A história tem-nos ensinado que as mudanças significativas resultam de muito trabalho e de uma pressão contínua e profundamente organizada. E a profissão precisa de desenvolver a maturidade que lhe permita ser capaz de atingir esse desiderato. Os governantes, frequentemente indiferentes aos apelos dispersos, são obrigados a responder quando são confrontados com uma frente unida e fortemente determinada. Assim, entendo que os Enfermeiros devem adotar uma postura assertiva e utilizar todas as ferramentas que estão disponíveis para amplificar a sua voz.
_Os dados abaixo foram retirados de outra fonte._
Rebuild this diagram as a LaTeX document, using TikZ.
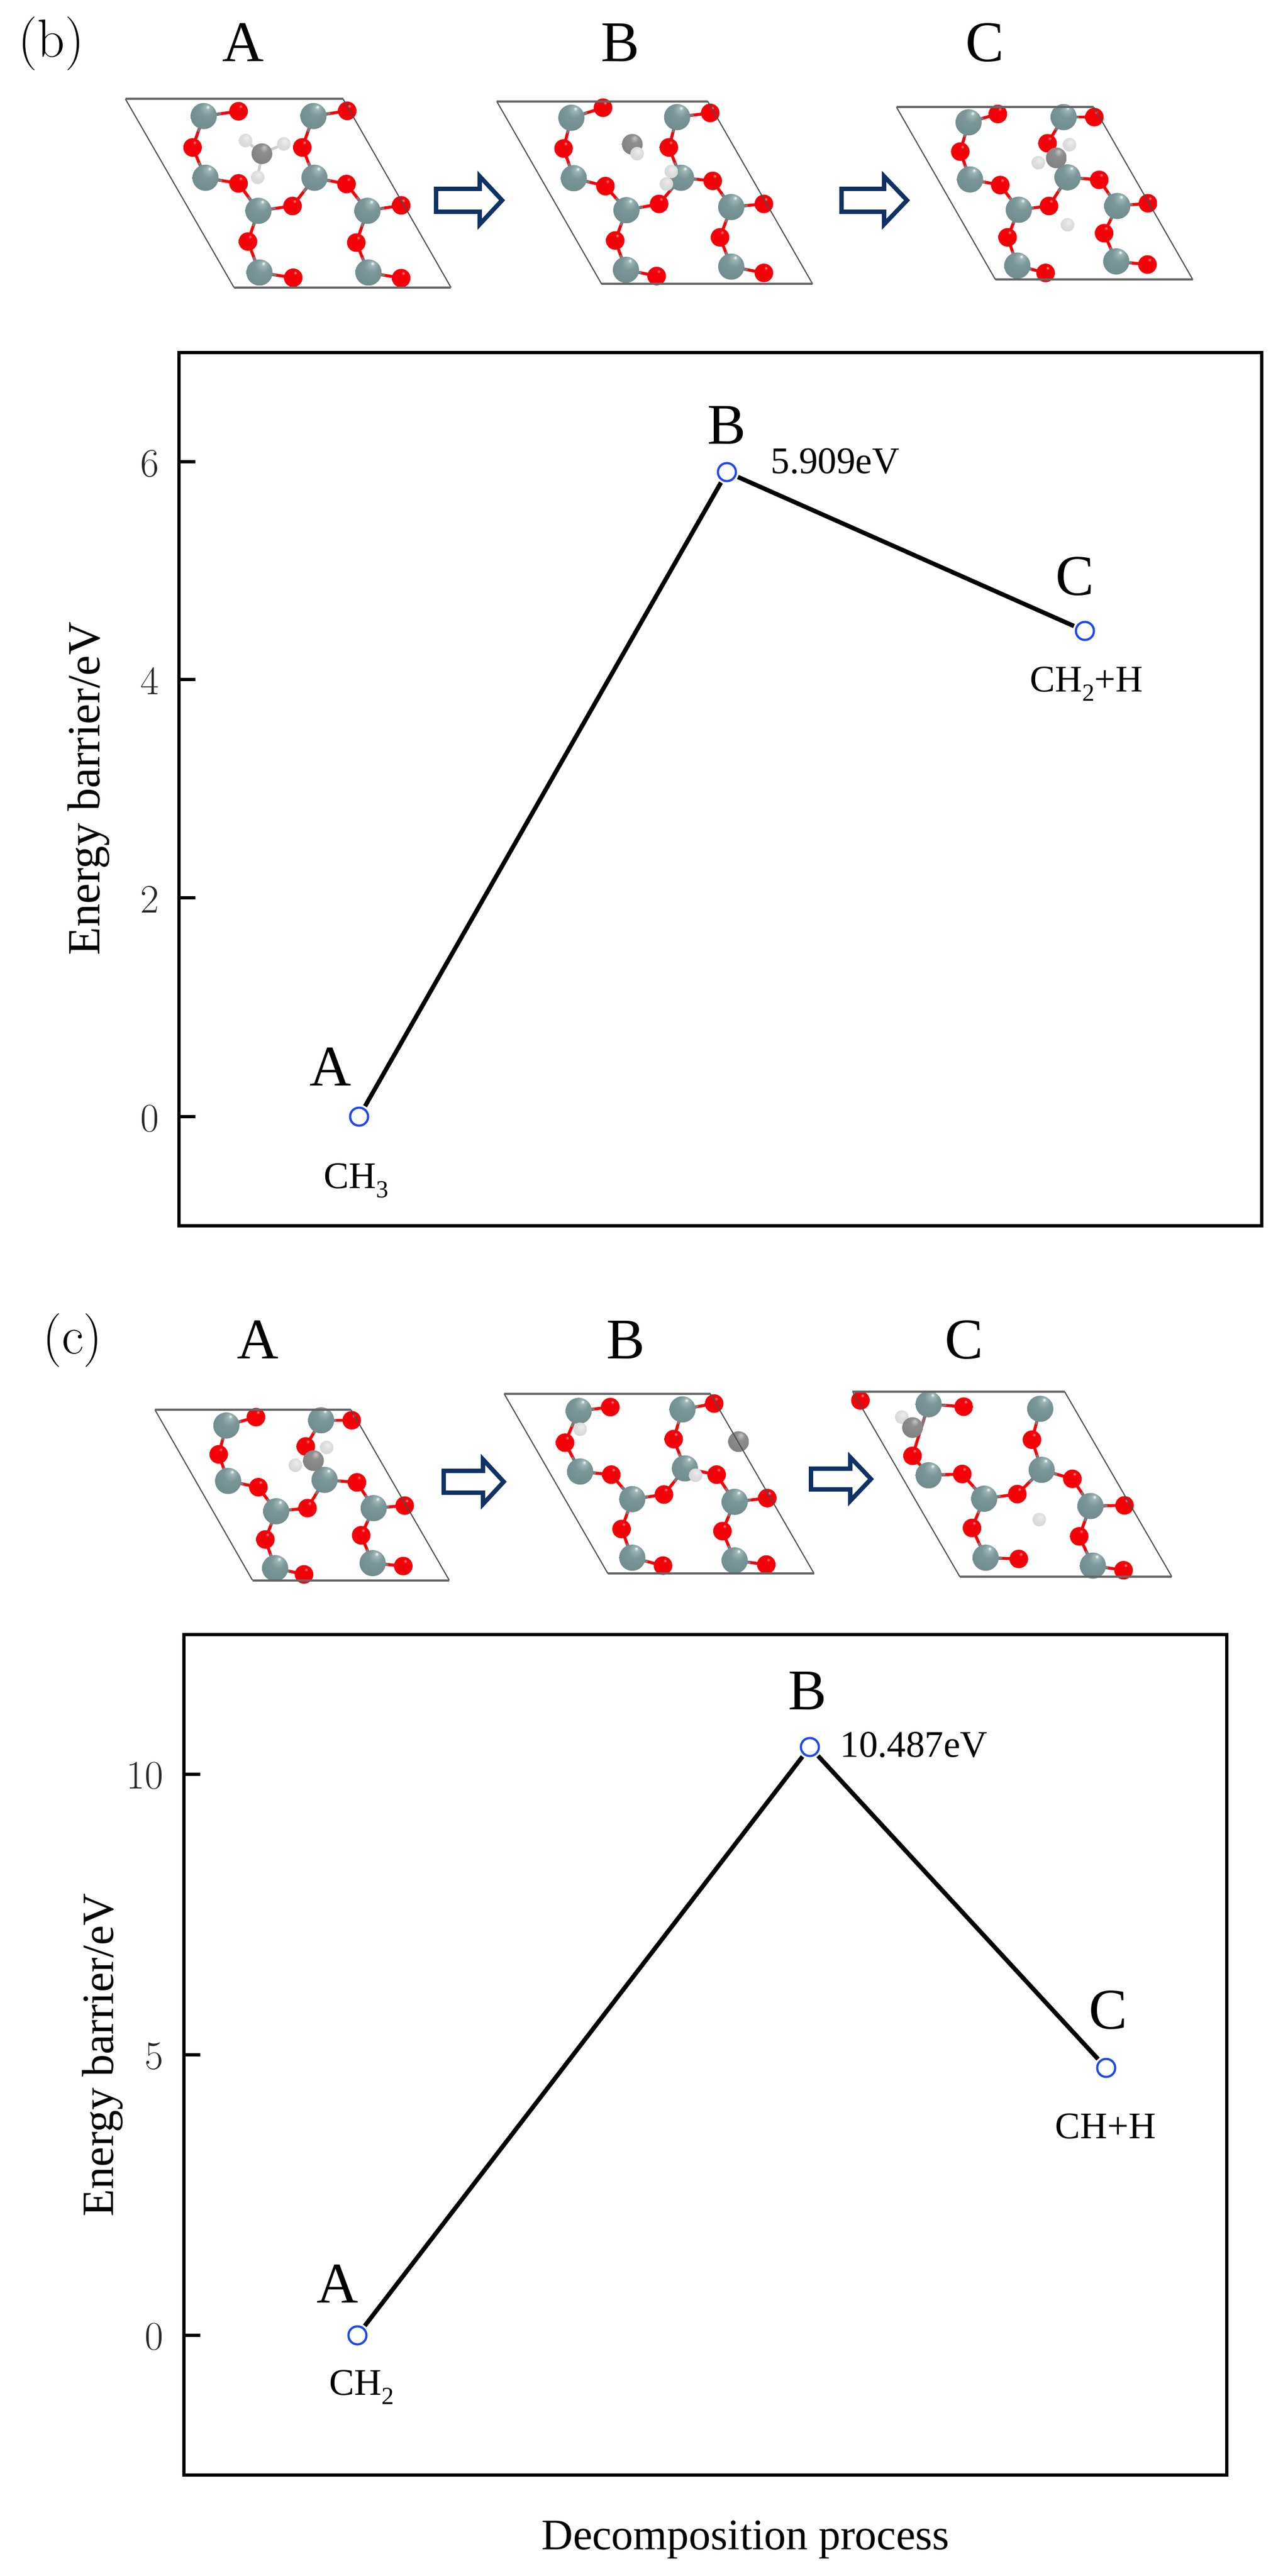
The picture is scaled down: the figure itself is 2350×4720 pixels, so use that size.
\documentclass[tikz,border=0pt]{standalone}
\usepackage{fontspec}
\usetikzlibrary{calc}
\newfontfamily\tms{Liberation Serif}
\newcommand\chemsub[1]{\raisebox{-0.26em}{\fontsize{12.8}{14}\selectfont #1}}
\definecolor{tic}{HTML}{7A9698}
\definecolor{tilight}{HTML}{9DB5B6}
\definecolor{tidark}{HTML}{668385}
\definecolor{oxc}{HTML}{F40008}
\definecolor{oxdark}{HTML}{DC0010}
\definecolor{cgrey}{HTML}{8E8E8E}
\definecolor{cdark}{HTML}{757575}
\definecolor{hgrey}{HTML}{DEDEDE}
\definecolor{hdark}{HTML}{CECECE}
\definecolor{navy}{HTML}{0F3163}
\definecolor{markerblue}{HTML}{1E46F5}
\pgfdeclareradialshading{tiball}{\pgfpoint{8bp}{18bp}}{color(0bp)=(white); color(4bp)=(tilight); color(14bp)=(tic); color(50bp)=(tidark)}
\pgfdeclareradialshading{oxball}{\pgfpoint{6bp}{14bp}}{color(0bp)=(white!60!oxc); color(5bp)=(oxc); color(35bp)=(oxc); color(50bp)=(oxdark)}
\pgfdeclareradialshading{cball}{\pgfpoint{6bp}{16bp}}{color(0bp)=(white!50!cgrey); color(10bp)=(cgrey); color(50bp)=(cdark)}
\pgfdeclareradialshading{hball}{\pgfpoint{4bp}{10bp}}{color(0bp)=(white!50!hgrey); color(15bp)=(hgrey); color(50bp)=(hdark)}
\tikzset{
  zoomL/.style={x=0.006378cm,y=-0.003827cm},
  zoomR/.style={x=0.00893cm,y=-0.003827cm},
  bondox/.style={draw=oxc,line width=0.055cm},
  bondti/.style={draw=tidark,line width=0.04cm},
  cellside/.style={draw=black!70,line width=0.02cm},
  celledge/.style={draw=black!60,line width=0.04cm},
  flowarrow/.style={draw=navy,line width=0.08cm,fill=white,miter limit=10},
  axesbox/.style={draw=black,line width=0.055cm},
  ticklen/.style={draw=black,line width=0.055cm},
  curve/.style={draw=black,line width=0.08cm},
  marker/.style={circle,draw=markerblue,line width=0.04cm,fill=white,minimum size=0.33cm,inner sep=0pt,outer sep=0.055cm},
  bigletter/.style={inner sep=0pt,font=\tms\fontsize{30}{36}\selectfont},
  panellabel/.style={inner sep=0pt,font=\fontsize{28}{33}\selectfont},
  smalltext/.style={inner sep=0pt,anchor=base west,font=\tms\fontsize{19.6}{24}\selectfont},
  ticktext/.style={inner sep=0pt,anchor=base east,text=black!85,font=\fontsize{21}{25}\selectfont},
  axistext/.style={inner sep=0pt,anchor=base,font=\tms\fontsize{24}{29}\selectfont},
}
% #1: twenty atom positions, #2: list with the bond 10/11 or a dummy
\newcommand\framework[2]{%
  \foreach \px/\py [count=\i] in {#1} {\coordinate (a\i) at (\px,\py);}
  \foreach \g/\o in {1/2,1/3,4/3,4/5,6/5,6/7,8/7,8/9,10/9,8/12,13/12,13/14,6/15,16/15,16/17,13/18,19/18,19/20,#2} {
    \draw[bondox] (a\g) -- (a\o);
    \draw[bondti] (a\g) -- ($(a\g)!0.5!(a\o)$);
  }
  \foreach \i in {2,3,5,7,9,11,12,14,15,17,18,20} {\shade[shading=oxball] (a\i) circle[radius=0.17cm];}
  \foreach \i in {1,4,6,8,10,13,16,19} {\shade[shading=tiball] (a\i) circle[radius=0.24cm];}
}
\newcommand\carbon[1]{\shade[shading=cball] (#1) circle[radius=0.19cm];}
\newcommand\hydrogen[1]{\shade[shading=hball] (#1) circle[radius=0.125cm];}
\newcommand\cellframe[4]{%
  \draw[cellside] (#1) -- (#4) (#2) -- (#3);
  \draw[celledge] (#1) -- (#2) (#3) -- (#4);
}
\newcommand\blockarrow[6]{%
  \draw[flowarrow] ({#1},{#4-#5}) -- ({#2},{#4-#5}) -- ({#2},{#4-#6}) -- ({#3},{#4}) -- ({#2},{#4+#6}) -- ({#2},{#4+#5}) -- ({#1},{#4+#5}) -- cycle;
}
\begin{document}
\begin{tikzpicture}[x=0.01cm,y=-0.01cm]
\useasboundingbox[fill=white] (0,0) rectangle (2350,4720);

% ---------- panel (b) cells ----------
\begin{scope}[zoomL]
  \framework{585/555,685/532,553/705,590/850,685/877,742/1008,840/985,903/850,868/705,900/555,997/530,995/880,1055/1008,1152/982,712/1155,745/1303,842/1328,1023/1160,1058/1303,1152/1330}{10/11}
  \draw[draw=hdark,line width=0.05cm] (752,735) -- (705,672) (752,735) -- (815,688) (752,735) -- (740,848);
  \hydrogen{705,672}\hydrogen{815,688}\hydrogen{740,848}\carbon{752,735}
  \cellframe{360,473}{985,473}{1295,1375}{672,1375}
\end{scope}
\begin{scope}[zoomR,shift={(8.5cm,0cm)}]
  \framework{220/563,285/515,204/710,225/852,290/890,333/1005,400/975,445/850,420/705,437/560,505/540,510/865,548/990,615/975,310/1150,332/1290,395/1320,525/1135,548/1275,615/1305}{10/11}
  \carbon{345,690}\hydrogen{355,735}\hydrogen{425,820}\hydrogen{415,880}
  \cellframe{67,485}{500,485}{715,1358}{282,1358}
\end{scope}
\begin{scope}[zoomR,shift={(8.5cm,0cm)}]
  \framework{1035/585,1095/545,1018/725,1038/858,1100/885,1138/1003,1200/985,1238/848,1197/685,1230/560,1293/560,1303/860,1340/985,1403/972,1115/1135,1135/1270,1193/1305,1313/1115,1338/1250,1402/1265}{10/11}
  \hydrogen{1242,692}\hydrogen{1178,778}\carbon{1215,755}\hydrogen{1238,1075}
  \cellframe{887,512}{1292,512}{1495,1337}{1090,1337}
\end{scope}
\blockarrow{799}{879}{920}{367}{21}{44}
\blockarrow{1542}{1620}{1662}{367}{21}{44}

% ---------- panel (c) cells ----------
\begin{scope}[zoomL,shift={(0cm,-23.5cm)}]
  \framework{650/680,735/640,628/818,655/945,742/975,793/1090,883/1075,932/940,878/780,922/655,1010/655,1025/952,1073/1075,1162/1063,762/1225,790/1362,873/1392,1037/1205,1070/1338,1158/1352}{10/11}
  \hydrogen{938,785}\hydrogen{848,870}\carbon{900,848}
  \cellframe{445,605}{1008,605}{1290,1420}{725,1420}
\end{scope}
\begin{scope}[zoomR,shift={(8.5cm,-23.5cm)}]
  \framework{235/610,300/592,207/762,238/900,302/915,345/1032,410/1010,453/885,430/745,448/603,513/575,518/915,555/1045,622/1027,323/1175,345/1312,408/1350,530/1185,555/1325,620/1345}{10/11}
  \carbon{563,757}\hydrogen{238,698}\hydrogen{475,918}
  \cellframe{82,528}{505,528}{718,1388}{295,1388}
\end{scope}
\begin{scope}[zoomR,shift={(8.5cm,-23.5cm)}]
  \framework{953/578,1025/590,920/825,953/918,1022/912,1067/1030,1135/1008,1185/892,1165/748,1182/600,813/560,1248/935,1285/1065,1355/1062,1042/1170,1070/1312,1138/1318,1262/1210,1290/1350,1353/1372}{1/1}
  \hydrogen{898,640}\carbon{920,690}\hydrogen{1180,1130}
  \cellframe{797,518}{1232,518}{1452,1403}{1017,1403}
\end{scope}
\blockarrow{813}{885}{923}{2715}{20}{41}
\blockarrow{1486}{1558}{1596}{2710}{19}{40}

% ---------- panel titles ----------
\node[panellabel] (labelb) at (94,80) {(b)};
\node[bigletter] (topbA) at (446,78) {A};
\node[bigletter] (topbB) at (1137,78) {B};
\node[bigletter] (topbC) at (1805,78) {C};
\node[panellabel] (labelc) at (133,2456) {(c)};
\node[bigletter] (topcA) at (473,2455) {A};
\node[bigletter] (topcB) at (1147,2455) {B};
\node[bigletter] (topcC) at (1767,2455) {C};

% ---------- chart (b) ----------
\draw[axesbox] (328,646) rectangle (2312,2246);
\foreach \v/\yy in {0/2046,2/1645,4/1245,6/846} {
  \draw[ticklen] (328,\yy) -- (358,\yy);
  \node[ticktext] (tickb\v) at (292,\yy+27) {\v};
}
\node[axistext,rotate=90] (ylabelb) at (182,1445) {Energy barrier/eV};
\node[marker] (bA) at (658,2046) {};
\node[marker] (bB) at (1332,865) {};
\node[marker] (bC) at (1988,1156) {};
\draw[curve] (bA) -- (bB) -- (bC);
\node[bigletter] (bAl) at (606,1955) {A};
\node[bigletter] (bBl) at (1332,779) {B};
\node[bigletter] (bCl) at (1970,1056) {C};
\node[smalltext] (bval) at (1412,867) {5.909eV};
\node[smalltext] (bCH) at (593,2177) {CH\chemsub{3}};
\node[smalltext] (bCHH) at (1887,1267) {CH\chemsub{2}+H};

% ---------- chart (c) ----------
\draw[axesbox] (337,2995) rectangle (2248,4535);
\foreach \v/\yy in {0/4279,5/3765,10/3251} {
  \draw[ticklen] (337,\yy) -- (367,\yy);
  \node[ticktext] (tickc\v) at (300,\yy+26) {\v};
}
\node[axistext,rotate=90,font=\tms\fontsize{23.3}{28}\selectfont] (ylabelc) at (207,3765) {Energy barrier/eV};
\node[marker] (cA) at (655,4279) {};
\node[marker] (cB) at (1484,3201) {};
\node[marker] (cC) at (2027,3789) {};
\draw[curve] (cA) -- (cB) -- (cC);
\node[bigletter] (cAl) at (619,4185) {A};
\node[bigletter] (cBl) at (1480,3098) {B};
\node[bigletter] (cCl) at (2031,3683) {C};
\node[smalltext] (cval) at (1539,3219) {10.487eV};
\node[smalltext] (cCH) at (603,4388) {CH\chemsub{2}};
\node[smalltext] (cCHH) at (1933,3918) {CH+H};
\node[axistext,font=\tms\fontsize{22.7}{27}\selectfont] (xlabel) at (1366,4671) {Decomposition process};
\end{tikzpicture}
\end{document}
A inovação nas formas de protesto e os processos de negociação em curso são essenciais para romper com a apatia generalizada e para assegurar que as exigências dos Enfermeiros sejam definitivamente ouvidas e atendidas.

Importa também referir que a relevância deste tema transcende a esfera laboral, na medida que impacta diretamente com a qualidade dos cuidados de saúde prestados à população.

Um sistema de saúde que não valoriza na mesma medida todos os profissionais está condenado ao fracasso. E, infelizmente, este é o caminho que observo há mais de uma década em Portugal. A coesão, a motivação e o bem-estar dos trabalhadores são pilares essenciais para a eficácia e a resiliência do setor. Os Enfermeiros, em particular, desempenham um papel insubstituível na prestação de cuidados contínuos e de qualidade. O reconhecimento do seu valor é, portanto, uma questão de justiça, mas também uma necessidade estratégica para garantir a sustentabilidade do sistema de saúde.

Este é o tempo de fazermos diferente, de reconhecermos a interdependência de todos os profissionais de saúde e de sermos capazes de promover uma abordagem mais inclusiva e equitativa. Somente assim poderemos garantir um sistema de saúde capaz de responder às necessidades da população, valorizando e respeitando todos os seus protagonistas.

 

Enfº Sérgio Serra, Presidente da Mesa da Assembleia Geral da ASPE.